In the Summer of 1861
Some places inspire stories, which is what this is. Just a story.
In the summer of 1861, Elijah Wilkes was a young man when he signed up in the 29th Regiment Militia to fight in the Confederate Army. The victory of Generals Beauregard and Johnson at Manassas had encouraged the youth of the south, and inflamed the rhetoric of its politicians, and like many others caught up in the war fever Wilkes enlisted. And like many others he really had only the vaguest idea of what he was fighting for. It was going to be a brief but grand adventure.
Until the Battle of Ball’s Bluff in October of that same year.
Elijah was advancing through a wooded area when all hell broke loose. Grapeshot and bullets were flying like gnats on a hot summer’s day. Elijah saw a buckboard get hit dead on by a cannon ball, killing the horse and driver, and shattering the wooden side planks. As he ran from the violence he saw a scene unfold before him that haunted him the rest of his life.
Two young soldiers, both probably not even old enough to enlist legally, had come across each other and for a moment that hung in time, stopped. That neither had ever shot at a man before was obvious by their confusion as to what to do next. In any other context the two boys would have been playing marbles, Annie Over, or Graces – but today both were armed with Enfield 1853s. In unison, like a ballet, they both raised their rifles, vaguely aimed, closed their eyes, and fired. And both hit their targets. The .58 caliber Minie ball of Billy Yank tore through Johnny Reb’s jaw splitting it in half, and severing his spinal cord in its progression. Johnny Reb was dead, with shocked eyes open wide, before he collapsed to the ground like a rag doll.
Johnny’s Minie ball had torn through Billy Yank’s chest, breaking ribs, puncturing his lungs, and pulverizing his right ventricle and severing the inferior vena cava. Billy fell backwards and tried to sit up, spitting blood almost as fast as it was pouring from his chest. Elijah surrendered to his own humanity and went to the Union soldier, cradling him in his arms as the boy gasped for air, wept, and called for his mother, all while his eyes pleaded with Elijah for an intervention, the gift of life, that Elijah could not gift.

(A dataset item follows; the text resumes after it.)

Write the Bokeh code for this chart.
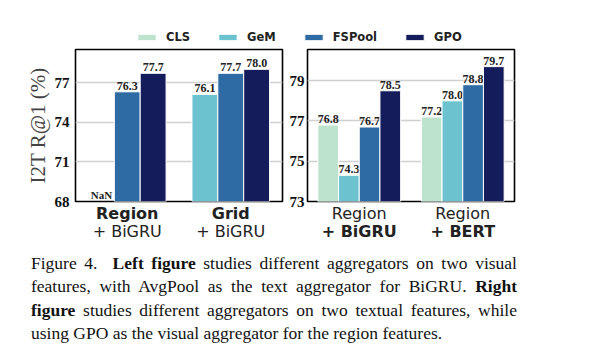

He died in Elijah’s arms, soaking his uniform with his blood, gasping like a fish out of water for breath.
Gradually Elijah realized that someone else was standing in front of him. His eyes caught the brogans and realized that they belonged to a Union soldier. They traveled up the light blue trousers, past the dark wool coat, to the man’s face. He was probably in his forties and his eyes were filled with a deep sadness.
“First time you’ve seen someone die, lad?” the man asked in an Irish brogue.
“Yes, sir,” Elijah stammered. “Are you…?”
“Going to kill you, lad? No. Not today. Today enough children have died.” The stranger paused, “We should bury them, for their mother’s sakes. Did you know either of these lads?”
“No, sir.”
The Irishman went over to the remains of the buckboard, found an artillery shovel among the debris, and broke off a plank. He returned with both and tossed the shovel to Elijah, “You dig, I’ll carve out an epitaph. Dig deep and wide enough for two bodies.” After he finished his carving the Irishman tied two pieces of planking together to form a crude cross, which he planted at the head of the grave Elijah was digging. Then he went through the two boys’ pockets. From Billy Yank he recovered a bag of marbles; from Johnny Reb a tintype photograph and an unfinished letter, “Dear Momma, they are feedin me rigt well and I ain’t seen no battlin yet. I got a fotogrph done for you that I plane to send with this here letter…”
The Irishman handed them both to Elijah, and in silence they gently lowered both bodies into the grave – Johnny Reb and Billy Yank. Elijah looked at the inscription the Irishman had carved. It read: Gen 4:8*. After a brief prayer they left and went back to find their respective armies.
Elijah would see more violence, more death, and more terrible things over the next four years. Appomattox on that April 9th in 1865 was almost a blessing. Elijah made his way back home to the farmland that his family had owned, with only $20 of Confederate money, his saddle, gun, and horse. Slowly he felled the timber, and built himself a home, married and raised a family. He never spoke of the War.
Many an evening he would spend on the porch off the upper balcony, sipping sassafras tea, or on colder nights some bourbon, just watching the road and holding a bag of marbles, a worn tattered letter, and a tarnished tintype photograph. What people didn’t know was that he was watching a never ending parade of men and boys in tattered blue and gray uniforms, wraithlike in their appearance, slowing walking past the house as if in a pilgrimage.
Years after his passing, a hundred and fifty years after that terrible war, the house still stands. Itself becoming like a ghost of its former self. And there are some who say, if you watch with great diligence you can see Elijah sitting on the upper balcony, and see the spectacle of the specters.
Genesis 4:8 “…and it came to pass, when they were in the field, that Cain rose up against Abel his brother, and slew him.”